Advertisement

WINTER OLYMPICS : Orser Satisfied to Be Third After Figures; Boitano Second

Share
Times Staff Writer

As an observer once said about the tedious compulsory figures, the only thing that lasts longer and is more uncomfortable is pregnancy.

The first phase of the Winter Olympics men’s figure skating competition began Wednesday at 7 a.m. in the Father David Bauer Arena and ended eight hours and six minutes later. Required to perform three figures, each of the 28 skaters was in front of the judges for about two minutes.

The challenge for the skaters did not come so much from the competition as much as it did from trying to find something to occupy their time for the other eight hours and four minutes.

Advertisement

Canada’s Brian Orser, the 1987 world champion and the favorite for the gold medal here, returned to his room at the athletes’ village between the first and second figures and listened to a relaxation tape of wildlife sounds recommended to him by Dr. Peter Jensen.

Between the second and third figures, Orser went with Jensen to a soccer field behind the arena, where they talked about the skater’s new restaurant in Toronto and were warmed by the sight of the Olympic flame across the street at McMahon Stadium.

It was a satisfying day for Team Orser. Although the Canadian is in third place behind the Soviet Union’s Alexander Fadeev and the United States’ Brian Boitano after the compulsory figures, which count toward 30% of the final score, Orser is in a significantly better position entering tonight’s short program than he was four years ago at the Winter Games in Sarajevo, Yugoslavia.

Orser won the short and long programs in 1984, but he could not overcome his ninth-place finish in the compulsory figures and settled for the silver medal as the United States’ Scott Hamilton won the gold.

After also finishing second in the next three world championships--to Hamilton in 1984, Fadeev in 1985 and Boitano in 1986--Orser began to wonder if he would ever stand on the top level of the victory stand. That is when he began working with Jensen.

Orser has an eight-person “support staff.” Almost everyone else refers to it as an entourage, but he hates the word. Team Orser consists of his coach, his masseuse, his choreographer, his costume designer, his nutritionist, his financial manager, his public relations agent and his psychologist.
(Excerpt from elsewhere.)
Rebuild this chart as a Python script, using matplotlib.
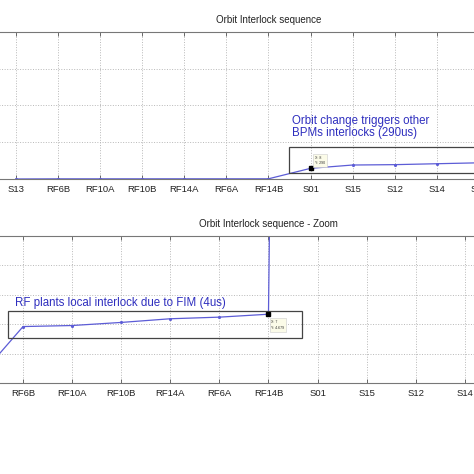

The psychologist is Jensen, the person Orser relies on most.

Advertisement

The Canadian Figure Skating Assn. hired Jensen three years ago, but Orser did not begin working with him until after the 1986 World Championships in Geneva. One year later, Orser won the World Championship in Cincinnati. He does not believe it is coincidental.

“You train 11 months of the year for that one night, and I didn’t want to take the chance of not being mentally ready,” Orser said. “I didn’t know how to deal with going out to skate knowing that I could win. Should I be excited, nervous, apprehensive? Now I know how to deal with it.

“In Geneva, I was in a hoping mode. I went onto the ice hoping I would skate well. In Cincinnati, I stepped on the ice knowing I was going to skate well and looking forward to it.”

Jensen said it is particularly important that Orser be mentally prepared this week because of the burden he has to bear as a gold-medal favorite, perhaps the only one the host country has. The expectations will be greater than ever after the compulsory figures. He also was third after the figures last year, when he won the World Championship.

“There’s more pressure on Canadian skaters than ever before,” said Jensen, who also works with medal contender Elizabeth Manley. “My job is to blend into the team and become a part of it. Sports psychology isn’t special or different. It’s just something that has been neglected for too long.”

But some Canadians are concerned about such mind games, wondering whether their athletes are becoming too dependent on Jensen. Speaking about psychologists in general, former Olympian Abby Hoffman, director of Sport Canada, told The Calgary Sun that a psychologist may become “just one more person the athlete can let down.”

Advertisement

She said she worries about “whether the psychologist is preempting the kind of creative process that’s part of what being an athlete is all about. It may take the athlete longer to get there by himself, doing it on his own, but maybe it’s necessary. The challenge is that at a time when you need to get your (act) together, you do it by yourself.”

At a news conference last week, a reporter asked Orser how he would cope if Jensen was not there at an important competition.

“Oh, he’d be there,” Orser said.

The reporter persisted.

“Well,” Orser said, “that would be just one more obstacle, another unannounced obstacle, and we’ve simulated all of those.”

Boitano said in his press conference the next day that he does not have a psychologist. He said that because he is going to be on the ice by himself, he does not want to depend on anyone but himself. Perhaps it will be one against two, the American against Orser and Jensen, but Boitano left the impression that he likes his odds.